EXERCISE DETAILS - Look through the lines and report how many include the word "this", giving nothing but the number.

EXTRACTED MATERIAL -
_ _ _ _
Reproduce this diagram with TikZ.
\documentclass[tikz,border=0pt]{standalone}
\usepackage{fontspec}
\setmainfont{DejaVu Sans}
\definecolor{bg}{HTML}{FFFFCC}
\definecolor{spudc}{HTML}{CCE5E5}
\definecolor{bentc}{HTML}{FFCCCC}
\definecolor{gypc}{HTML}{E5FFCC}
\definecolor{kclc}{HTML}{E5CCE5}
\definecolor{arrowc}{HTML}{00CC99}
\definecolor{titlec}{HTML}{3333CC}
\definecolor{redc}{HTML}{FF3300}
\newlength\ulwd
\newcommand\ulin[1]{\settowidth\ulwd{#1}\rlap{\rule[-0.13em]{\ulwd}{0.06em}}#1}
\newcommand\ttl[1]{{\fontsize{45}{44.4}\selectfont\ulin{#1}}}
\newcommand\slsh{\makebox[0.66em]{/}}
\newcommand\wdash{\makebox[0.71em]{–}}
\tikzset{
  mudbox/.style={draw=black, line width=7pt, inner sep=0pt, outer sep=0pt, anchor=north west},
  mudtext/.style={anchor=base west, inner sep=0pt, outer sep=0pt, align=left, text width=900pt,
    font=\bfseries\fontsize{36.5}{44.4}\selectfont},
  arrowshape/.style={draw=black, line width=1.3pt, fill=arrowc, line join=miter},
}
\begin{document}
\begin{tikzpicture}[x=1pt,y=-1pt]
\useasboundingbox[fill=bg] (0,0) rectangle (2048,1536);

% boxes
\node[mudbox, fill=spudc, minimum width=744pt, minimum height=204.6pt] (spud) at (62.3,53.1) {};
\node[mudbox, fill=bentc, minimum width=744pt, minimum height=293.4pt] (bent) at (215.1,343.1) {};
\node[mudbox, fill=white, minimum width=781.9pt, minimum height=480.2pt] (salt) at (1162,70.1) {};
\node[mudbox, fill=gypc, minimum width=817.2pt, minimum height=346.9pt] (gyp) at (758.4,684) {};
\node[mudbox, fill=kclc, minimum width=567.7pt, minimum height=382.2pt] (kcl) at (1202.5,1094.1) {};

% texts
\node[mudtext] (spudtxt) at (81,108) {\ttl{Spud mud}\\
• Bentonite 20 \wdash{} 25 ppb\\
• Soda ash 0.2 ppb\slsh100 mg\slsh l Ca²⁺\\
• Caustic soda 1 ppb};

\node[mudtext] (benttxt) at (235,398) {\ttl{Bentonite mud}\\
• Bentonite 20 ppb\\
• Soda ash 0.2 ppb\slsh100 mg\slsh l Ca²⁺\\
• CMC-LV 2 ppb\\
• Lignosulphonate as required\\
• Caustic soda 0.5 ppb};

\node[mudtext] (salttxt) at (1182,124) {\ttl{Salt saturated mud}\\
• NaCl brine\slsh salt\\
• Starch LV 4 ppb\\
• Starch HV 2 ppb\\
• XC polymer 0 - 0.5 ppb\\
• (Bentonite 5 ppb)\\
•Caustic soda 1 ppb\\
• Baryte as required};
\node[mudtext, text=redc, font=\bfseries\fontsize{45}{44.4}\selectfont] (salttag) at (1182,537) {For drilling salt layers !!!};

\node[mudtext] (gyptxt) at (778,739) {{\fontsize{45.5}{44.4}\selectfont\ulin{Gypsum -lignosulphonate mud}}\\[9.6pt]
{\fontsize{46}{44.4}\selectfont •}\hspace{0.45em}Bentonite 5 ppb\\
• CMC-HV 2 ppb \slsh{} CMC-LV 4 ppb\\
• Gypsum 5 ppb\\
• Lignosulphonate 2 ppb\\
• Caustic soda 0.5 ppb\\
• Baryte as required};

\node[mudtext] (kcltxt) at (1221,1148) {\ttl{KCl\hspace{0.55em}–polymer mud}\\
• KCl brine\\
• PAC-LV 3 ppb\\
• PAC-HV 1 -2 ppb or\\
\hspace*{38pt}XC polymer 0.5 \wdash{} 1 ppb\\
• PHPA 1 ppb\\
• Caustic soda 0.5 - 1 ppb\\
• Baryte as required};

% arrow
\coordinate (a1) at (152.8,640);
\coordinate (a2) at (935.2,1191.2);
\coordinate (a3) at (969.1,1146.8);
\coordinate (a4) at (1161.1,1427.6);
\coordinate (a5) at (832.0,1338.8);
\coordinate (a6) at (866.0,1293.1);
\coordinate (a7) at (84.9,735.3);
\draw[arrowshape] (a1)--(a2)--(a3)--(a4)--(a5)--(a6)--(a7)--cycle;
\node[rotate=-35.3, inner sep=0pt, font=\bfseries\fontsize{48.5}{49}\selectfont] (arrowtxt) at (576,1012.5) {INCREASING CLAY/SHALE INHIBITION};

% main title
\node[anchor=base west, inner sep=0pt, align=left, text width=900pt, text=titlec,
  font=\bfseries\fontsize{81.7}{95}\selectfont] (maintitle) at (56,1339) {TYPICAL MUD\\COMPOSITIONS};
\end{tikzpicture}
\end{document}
_ _ _ _
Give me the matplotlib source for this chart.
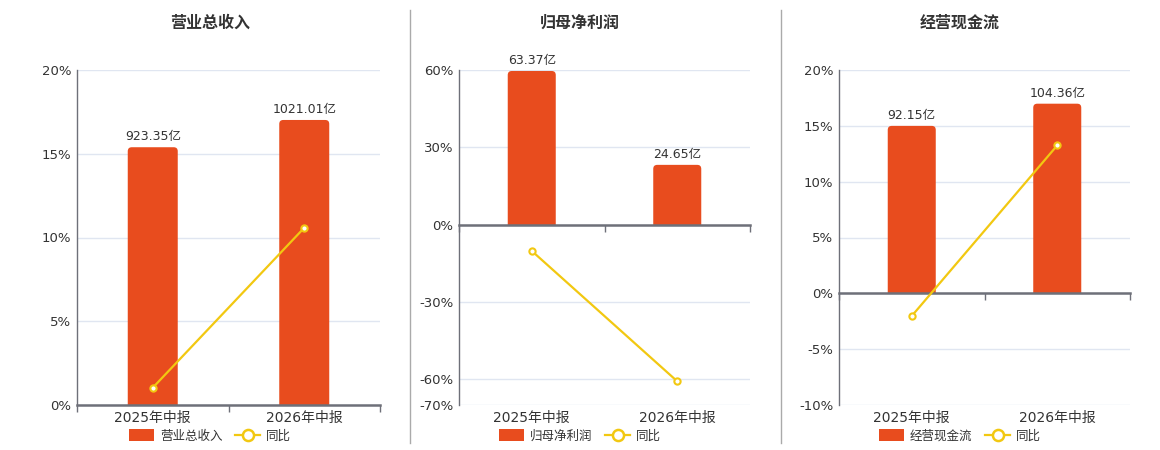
_ _ _ _
RESULT BELOW - 2